Intrigued by the current old v new, enforcement v holistic arguments, Richard is keen to see a middle course emerge.
"Whatever the thinking about joined-up working, and whatever its importance, unless there is still a good, capable, effective approach to enforcement, systems won't deliver," he says. "When I worked in estates, I found that once you got past the usual activists, to the 90 per cent of the community, what they wanted was for the trouble-makers to be sorted out. Part of the problem now, I think, is filling the gap between the police and local authorities - on anti-social behaviour for example."

DELIVERING RESULTS
Expanding its remit into these areas, the NSCA has plenty to keep Richard occupied in the meantime. Not a stand-alone unit, it also organises the Cleaner Transport Forum, and the Environmental Analysis Co-operative and provides the secretariat for the international union of air pollution bodies, with Richard as director.
"We've got a big policy agenda here and we need to think of ways of getting that across into practical reality," he says. "I hope that over the next few years the NSCA will be as effective in noise and environmental management issues as it has been on air."

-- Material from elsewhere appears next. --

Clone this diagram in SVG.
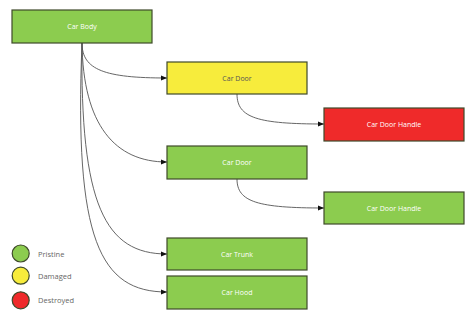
<svg xmlns="http://www.w3.org/2000/svg" width="474" height="322" viewBox="0 0 474 322">
<defs>
<style>
.box{stroke:#3f4a2a;stroke-width:1.2}
.g{fill:#8ccc4f}
.y{fill:#f7ec3c}
.r{fill:#ef2a2a}
.lbl{font-family:"Open Sans","DejaVu Sans",sans-serif;font-size:7px;text-anchor:middle;dominant-baseline:central}
.w{fill:#ffffff}
.d{fill:#555555}
.leg{font-family:"Open Sans","DejaVu Sans",sans-serif;font-size:7.5px;fill:#666666;dominant-baseline:central}
.c{fill:none;stroke:#555555;stroke-width:0.9}
</style>
<marker id="ah" viewBox="0 0 10 10" refX="10" refY="5" markerWidth="6" markerHeight="6" markerUnits="userSpaceOnUse" orient="auto">
<path d="M0,1 L10,5 L0,9 Z" fill="#111111"/>
</marker>
</defs>
<rect width="474" height="322" fill="#ffffff"/>
<g id="connectors">
<path class="c" marker-end="url(#ah)" d="M82,43 C82,70 105,78 167,78"/>
<path class="c" marker-end="url(#ah)" d="M82,43 C83,125 115,162 167,162"/>
<path class="c" marker-end="url(#ah)" d="M82,43 C80,205 105,254 167,254"/>
<path class="c" marker-end="url(#ah)" d="M82,43 C74,240 100,292 167,292"/>
<path class="c" marker-end="url(#ah)" d="M237,94 C237,118 258,124 324,124"/>
<path class="c" marker-end="url(#ah)" d="M237,179 C237,202 258,208 324,208"/>
</g>
<g id="car-body"><rect class="box g" x="12" y="10" width="140" height="33"/><text class="lbl w" x="82" y="26.5">Car Body</text></g>
<g id="car-door-1"><rect class="box y" x="167" y="62" width="140" height="32"/><text class="lbl d" x="237" y="78">Car Door</text></g>
<g id="car-door-handle-1"><rect class="box r" x="324" y="108" width="140" height="33"/><text class="lbl w" x="394" y="124.5">Car Door Handle</text></g>
<g id="car-door-2"><rect class="box g" x="167" y="146" width="140" height="33"/><text class="lbl w" x="237" y="162.5">Car Door</text></g>
<g id="car-door-handle-2"><rect class="box g" x="324" y="192" width="140" height="32"/><text class="lbl w" x="394" y="208">Car Door Handle</text></g>
<g id="car-trunk"><rect class="box g" x="167" y="238" width="140" height="32"/><text class="lbl w" x="237" y="254">Car Trunk</text></g>
<g id="car-hood"><rect class="box g" x="167" y="276" width="140" height="33"/><text class="lbl w" x="237" y="292.5">Car Hood</text></g>
<g id="legend">
<circle class="box g" cx="20.7" cy="253.5" r="8.5"/><text class="leg" x="38" y="253.5">Pristine</text>
<circle class="box y" cx="20.7" cy="275.7" r="8.5"/><text class="leg" x="38" y="275.7">Damaged</text>
<circle class="box r" cx="20.7" cy="300.3" r="8.5"/><text class="leg" x="38" y="300.3">Destroyed</text>
</g>
</svg>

Certainly the organisation is going places. It's about to move buildings in Brighton, it has a one-man office in Glasgow and there are demands for an office in Liverpool.

It's this sense of movement, of achievement, which keeps Richard interested. "I like finding ways of delivering results," he explains. But when it comes to his future, Richard is characteristically taciturn. "I was in civil service for far too long to think 'what do I do next'," he explains. "Something always just happened."
And the rest of his life? He rattles off hobbies "the usual - family, travel…", and, when pushed, mentions a fascination for Tibetan culture, held since the uprising which took place while he was still a child. Then abruptly he stops. "It's not important," he says. "The civil service taught me that that kind of thing diminishes what you're trying to say."
First and foremost, an activist - in the truest sense.